Yahoo's Adrian Wojnarowski digs deeper into the Bruce Levenson situation with the NBA and questions whether the league would have had enough support to remove him had he not willingly stepped down.


Yahoo Sports' Adrian Wojnaroski digs a bit deeper into the Bruce Levenson situation with the NBA and clears up a few details along the way. Levenson and the league announced on Sunday that he would sell his majority stake in the Atlanta Hawks due to a 2012 email that contained insensitive racial remarks.

According to the NBA, Levenson reported the email to the league back in July. According to Wojnarowski, the NBA sat on that information and shared it only with a tight inner circle. Only a few details leaked out and that set off some panic among the teams fearing that one of their own could be involved.

Wojnarowski also reports that Silver might not have had quite as much support in ousting Donald Sterling as was originally thought. Some owners like Mark Cuban expressed concern over where it might ultimately lead and how the move might affect other franchises.

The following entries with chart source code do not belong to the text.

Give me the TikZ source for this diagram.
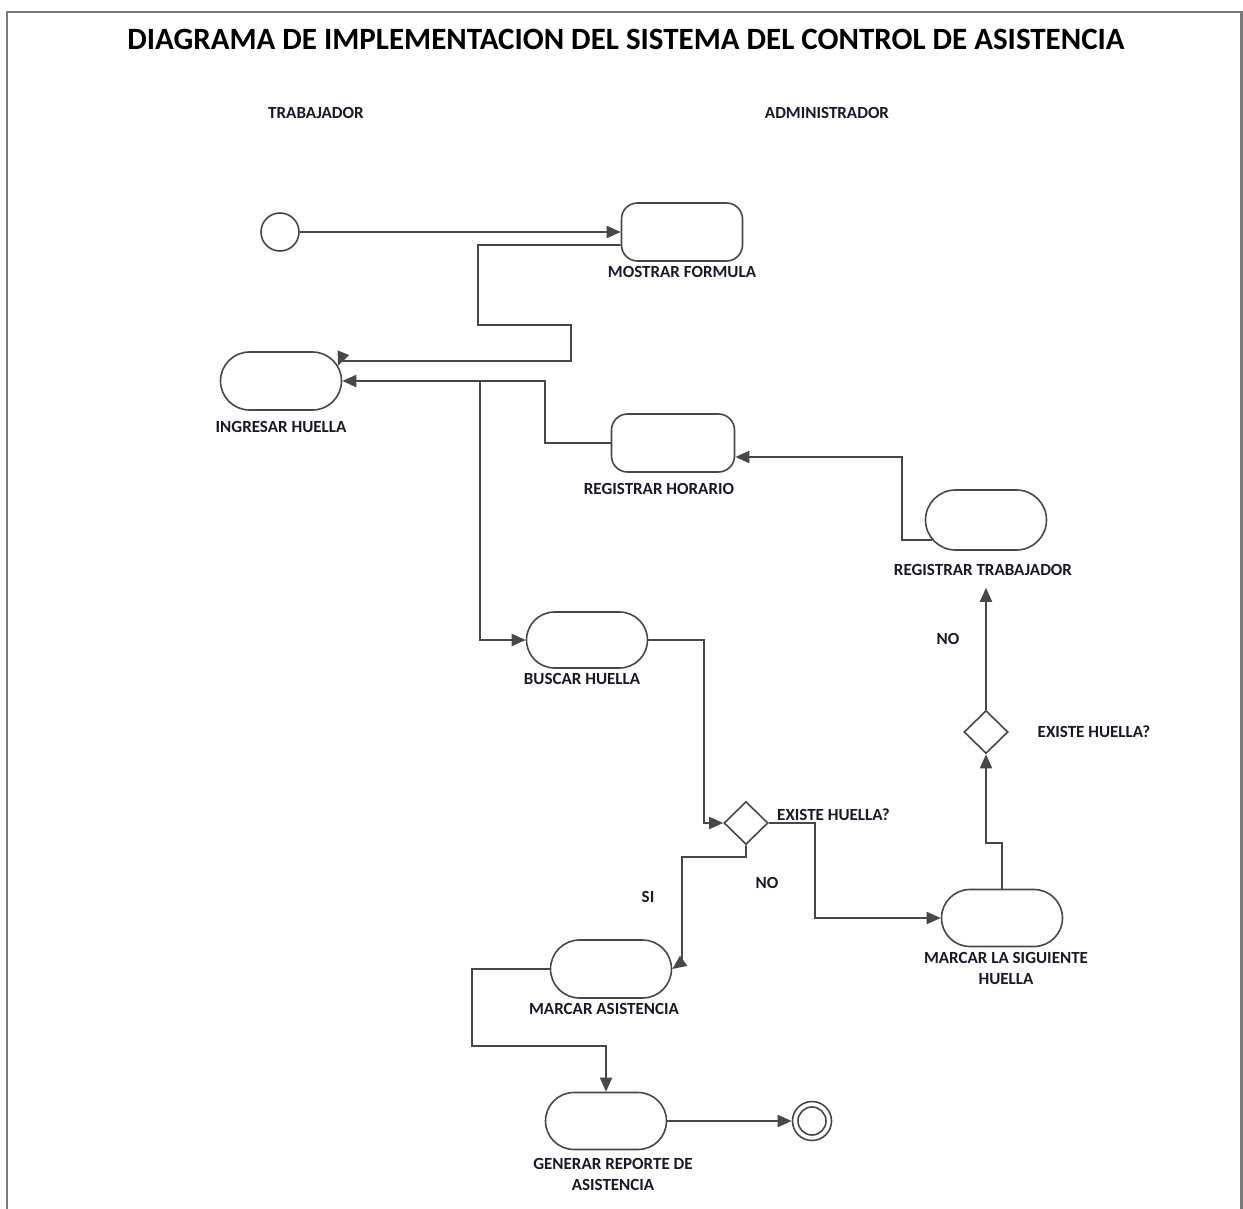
\documentclass[tikz,border=0pt]{standalone}
\usepackage{fontspec}
\setmainfont{Carlito}
\usetikzlibrary{arrows.meta,shapes.geometric,shapes.misc}
\definecolor{linec}{HTML}{484848}
\definecolor{txt}{HTML}{1A1A26}
\definecolor{framec}{HTML}{7A7A7A}
\begin{document}
\begin{tikzpicture}[x=1pt,y=-1pt,
  conn/.style={draw=linec,line width=1.8pt},
  arr/.style={conn,-{Triangle[length=14pt,width=12pt]}},
  pill/.style={draw=linec,line width=1.6pt,rounded rectangle,minimum width=121pt,minimum height=58pt,inner sep=0pt},
  rbox/.style={draw=linec,line width=1.6pt,rectangle,rounded corners=16pt,minimum width=121pt,minimum height=58pt,inner sep=0pt},
  dia/.style={draw=linec,line width=1.6pt,diamond,minimum width=44pt,minimum height=43pt,inner sep=0pt},
  lbl/.style={font=\fontsize{17}{21}\selectfont\bfseries,text=txt,inner sep=0pt},
  ttl/.style={font=\fontsize{31}{36}\selectfont\bfseries,text=black,inner sep=0pt}
]
\useasboundingbox (0,0) rectangle (1243,1209);
\fill[white] (0,0) rectangle (1243,1209);
\draw[framec,line width=2.2pt] (7,1212) -- (7,12) -- (1241.5,12) -- (1241.5,1212);

\node[ttl] (title) at (626,39) {DIAGRAMA DE IMPLEMENTACION DEL SISTEMA DEL CONTROL DE ASISTENCIA};
\node[lbl] (lane1) at (316,113) {TRABAJADOR};
\node[lbl] (lane2) at (827,113) {ADMINISTRADOR};

\node[circle,draw=linec,line width=1.6pt,minimum size=38pt,inner sep=0pt] (start) at (280,232) {};
\node[rbox] (mostrar) at (682,232) {};
\node[lbl] (lmostrar) at (682,272) {MOSTRAR FORMULA};

\node[pill] (ingresar) at (281,381) {};
\node[lbl] (lingresar) at (281,427) {INGRESAR HUELLA};

\node[rbox,minimum width=123pt] (horario) at (673,443) {};
\node[lbl] (lhorario) at (659,489) {REGISTRAR HORARIO};

\node[pill,minimum height=60pt] (trab) at (986,520) {};
\node[lbl] (ltrab) at (983,570) {REGISTRAR TRABAJADOR};

\node[pill,minimum height=56pt] (buscar) at (587,640) {};
\node[lbl] (lbuscar) at (582,679) {BUSCAR HUELLA};

\node[dia] (d1) at (746,823) {};
\node[lbl,anchor=west] (ld1) at (777,815) {EXISTE HUELLA?};

\node[dia] (d2) at (986,732) {};
\node[lbl] (ld2) at (1094,732) {EXISTE HUELLA?};

\node[lbl] (no2) at (948,639) {NO};
\node[lbl] (no1) at (767,883) {NO};
\node[lbl] (si1) at (648,897) {SI};

\node[pill,minimum height=57pt] (sig) at (1002,918) {};
\node[lbl,align=center] (lsig) at (1006,968) {MARCAR LA SIGUIENTE\\HUELLA};

\node[pill] (marcar) at (611,969) {};
\node[lbl] (lmarcar) at (604,1009) {MARCAR ASISTENCIA};

\node[pill,minimum height=57pt] (gen) at (606,1121) {};
\node[lbl,align=center] (lgen) at (613,1174) {GENERAR REPORTE DE\\ASISTENCIA};

\node[circle,draw=linec,line width=1.6pt,minimum size=39pt,inner sep=0pt] (fin) at (812,1121) {};
\node[circle,draw=linec,line width=1.6pt,minimum size=28pt,inner sep=0pt] (finin) at (812,1121) {};

\coordinate (jn) at (480,381);

% connectors
\draw[arr] (start) -- (mostrar);
\draw[arr] ([yshift=-13pt]mostrar.west) -| (478,325) -| (571,361) -- (340,361) -- (ingresar.15);
\draw[arr] (horario.west) -| (545,381) -- (ingresar.east);
\draw[arr] (jn) |- (buscar.west);
\draw[arr] (buscar.east) -| (704,823) -- (d1.west);
\draw[arr] (d1.east) -| (815,918) -- (sig.west);
\draw[arr] (d1.south) -- (746,857) -| (682,962) -- (marcar.east);
\draw[arr] (marcar.west) -| (472,1046) -| (gen.north);
\draw[arr] (gen.east) -- (fin.west);
\draw[arr] (sig.north) -- (1002,843) -| (d2.south);
\draw[arr] (d2.north) -- ([yshift=-37pt]trab.south);
\draw[arr] (trab.200) -| (902,457) -- ([yshift=-14pt]horario.east);
\end{tikzpicture}
\end{document}
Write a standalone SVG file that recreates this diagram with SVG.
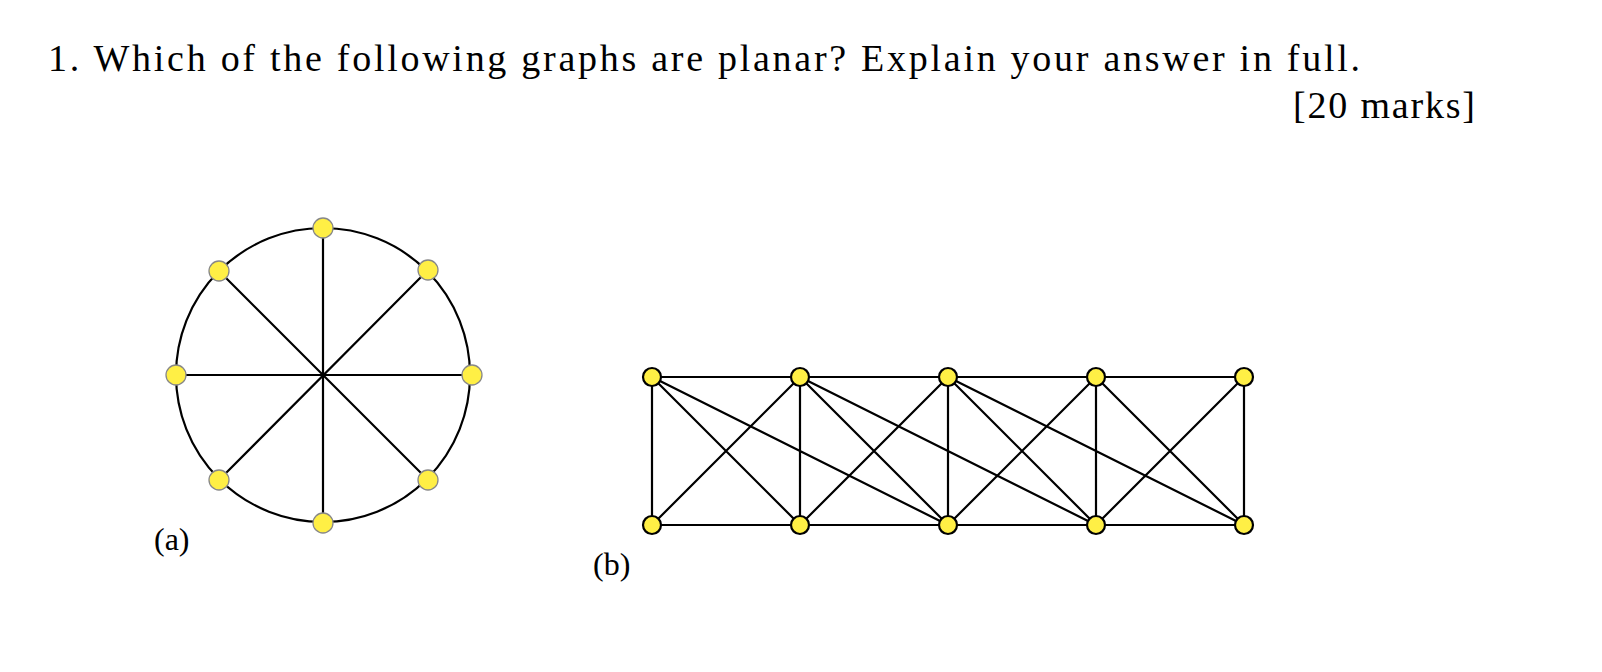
<svg xmlns="http://www.w3.org/2000/svg" width="1602" height="672" viewBox="0 0 1602 672">
<style>
text{font-family:"Liberation Serif","DejaVu Serif",serif;fill:#000}
.e{stroke:#000;stroke-width:2.2;fill:none}
.na{fill:#FFEF45;stroke:#888;stroke-width:1.3}
.nb{fill:#FFEF45;stroke:#000;stroke-width:2.2}
</style>
<rect width="1602" height="672" fill="#fff"/>
<text x="48" y="71" font-size="38" textLength="1312" lengthAdjust="spacing">1.  Which of the following graphs are planar? Explain your answer in full.</text>
<text x="1293" y="118" font-size="38" textLength="182" lengthAdjust="spacing">[20 marks]</text>
<text x="154" y="550" font-size="32">(a)</text>
<text x="593" y="575" font-size="32">(b)</text>
<g id="connectors">
<circle class="e" cx="323" cy="375" r="147"/>
<path class="e" d="M323 228V523M176 375H472M219 271L428 480M428 270L219 480"/>
<path class="e" d="M652 377H1244M652 525H1244M652 377V525M800 377V525M948 377V525M1096 377V525M1244 377V525
M652 377L800 525M652 377L948 525M800 377L948 525M800 377L1096 525M948 377L1096 525M948 377L1244 525M1096 377L1244 525
M652 525L800 377M800 525L948 377M948 525L1096 377M1096 525L1244 377"/>
</g>
<g id="a1"><circle class="na" cx="323" cy="228" r="10"/></g>
<g id="a2"><circle class="na" cx="219" cy="271" r="10"/></g>
<g id="a3"><circle class="na" cx="428" cy="270" r="10"/></g>
<g id="a4"><circle class="na" cx="176" cy="375" r="10"/></g>
<g id="a5"><circle class="na" cx="472" cy="375" r="10"/></g>
<g id="a6"><circle class="na" cx="219" cy="480" r="10"/></g>
<g id="a7"><circle class="na" cx="428" cy="480" r="10"/></g>
<g id="a8"><circle class="na" cx="323" cy="523" r="10"/></g>
<g id="t1"><circle class="nb" cx="652" cy="377" r="9"/></g>
<g id="t2"><circle class="nb" cx="800" cy="377" r="9"/></g>
<g id="t3"><circle class="nb" cx="948" cy="377" r="9"/></g>
<g id="t4"><circle class="nb" cx="1096" cy="377" r="9"/></g>
<g id="t5"><circle class="nb" cx="1244" cy="377" r="9"/></g>
<g id="b1"><circle class="nb" cx="652" cy="525" r="9"/></g>
<g id="b2"><circle class="nb" cx="800" cy="525" r="9"/></g>
<g id="b3"><circle class="nb" cx="948" cy="525" r="9"/></g>
<g id="b4"><circle class="nb" cx="1096" cy="525" r="9"/></g>
<g id="b5"><circle class="nb" cx="1244" cy="525" r="9"/></g>
</svg>
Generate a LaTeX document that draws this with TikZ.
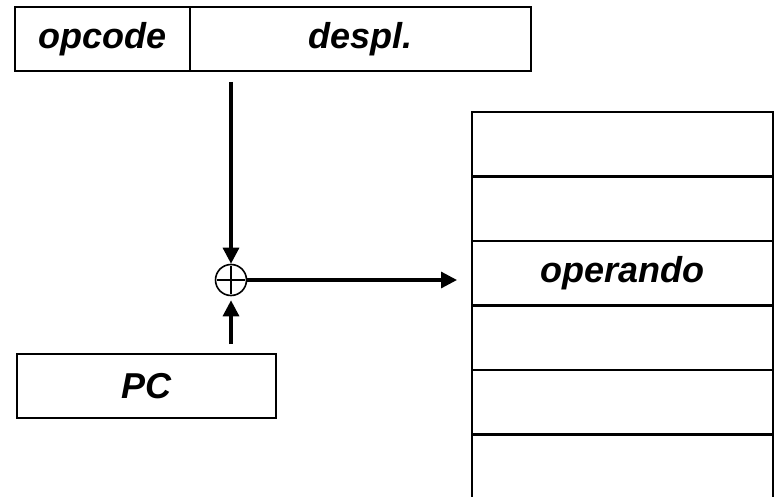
\documentclass[tikz,border=0pt]{standalone}
\usepackage{fontspec}
\setmainfont{Liberation Sans}
\usetikzlibrary{arrows.meta,positioning}

\begin{document}
\begin{tikzpicture}[x=1pt, y=-1pt,
  every node/.style={font=\fontsize{36}{40}\selectfont\bfseries\itshape},
  caja/.style={draw, line width=2.2pt, minimum height=64pt, inner sep=0pt, outer sep=0pt},
  flecha/.style={line width=3.2pt, -{Triangle[length=16pt,width=16pt]}}]

\useasboundingbox (0,0) rectangle (775,497);

% Instruccion
\node[caja, minimum width=175pt] (opcode) at (102.5,39) {opcode};
\node[caja, minimum width=341pt, right=0pt of opcode] (despl) {despl.};

% Registro PC
\node[caja, minimum width=259pt] (pc) at (146.5,386) {PC};

% Sumador
\node[circle, draw, line width=1.6pt, minimum size=31pt, inner sep=0pt] (suma) at (231,280) {};
\draw[line width=1.6pt, shorten <=2.5pt, shorten >=2.5pt] (suma.west) -- (suma.east);
\draw[line width=1.6pt, shorten <=2.5pt, shorten >=2.5pt] (suma.north) -- (suma.south);

% Memoria
\foreach \i in {0,...,4} {
    \node[caja, minimum width=301pt, minimum height=64.5pt] (m\i) at (622.5,{144.25+64.5*\i}) {};
}
\node (op) at (m2) {operando};
\draw[line width=2.2pt] (m4.south west) -- ++(0,70) (m4.south east) -- ++(0,70);

% Flechas
\draw[flecha, shorten <=11pt] (despl.south -| suma) -- (suma.north);
\draw[flecha, shorten <=10pt, shorten >=4pt] (pc.north -| suma) -- (suma.south);
\draw[flecha, shorten >=15pt] (suma.east) -- (suma -| m2.west);

\end{tikzpicture}
\end{document}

We found out on Sunday with Levenson but him willingly falling on the NBA's sword may have saved the league a big legal fight. Unlike Sterling, there were no previous racial issues in Levenson's history. From Wojnarowski's report:

"The Levenson case was a far more complex issue, and Silver was spared a far more divisive fight with owners had Levenson been unwilling to simply bow out and sell his stake in the Hawks. He had no public history of racial issues, and his 2012 email to general manager Danny Ferry clumsily tried to make sense of a legitimate business issue: How could the Hawks make game-night inclusive for a diverse Atlanta population?"

Why would Levenson willingly go down without a fight? Reports also suggest that he had previously explored selling his stake. He and his partners had agreed to a sale back in 2011 that was ultimately nixed by the NBA. Perhaps this was an easy way out although it's damaging for his image going forward.

The NBA still maintains that Levenson self reported the email to the league although Wojnarowski cites an unnamed high ranking league official as saying that isn't entirely accurate:

"The NBA and Levenson say he self-reported the email, but a high-ranking league official with direct knowledge of the probe told Yahoo Sports on Sunday that wasn't completely accurate, that the email had come back to haunt the owner within his organization."

That quote leads you to believe that others within the Hawks' organization might have had knowledge of the email. According to the AJC's copy of the email, the message was sent to General Manager Danny Ferry as well as Todd Foreman and Ed Peskowitz. Perhaps a fear of it going public and the uncontrollable and inevitable fire storm that would have followed led to Levenson willingly stepping down.

Going forward it's CEO Steve Koonin's job to run and the league will be assisting in the sale process. The Hawks are in good shape and despite this incident, ownership had done a much better job of reducing their presence after the additions of Ferry and head coach Mike Budenholzer.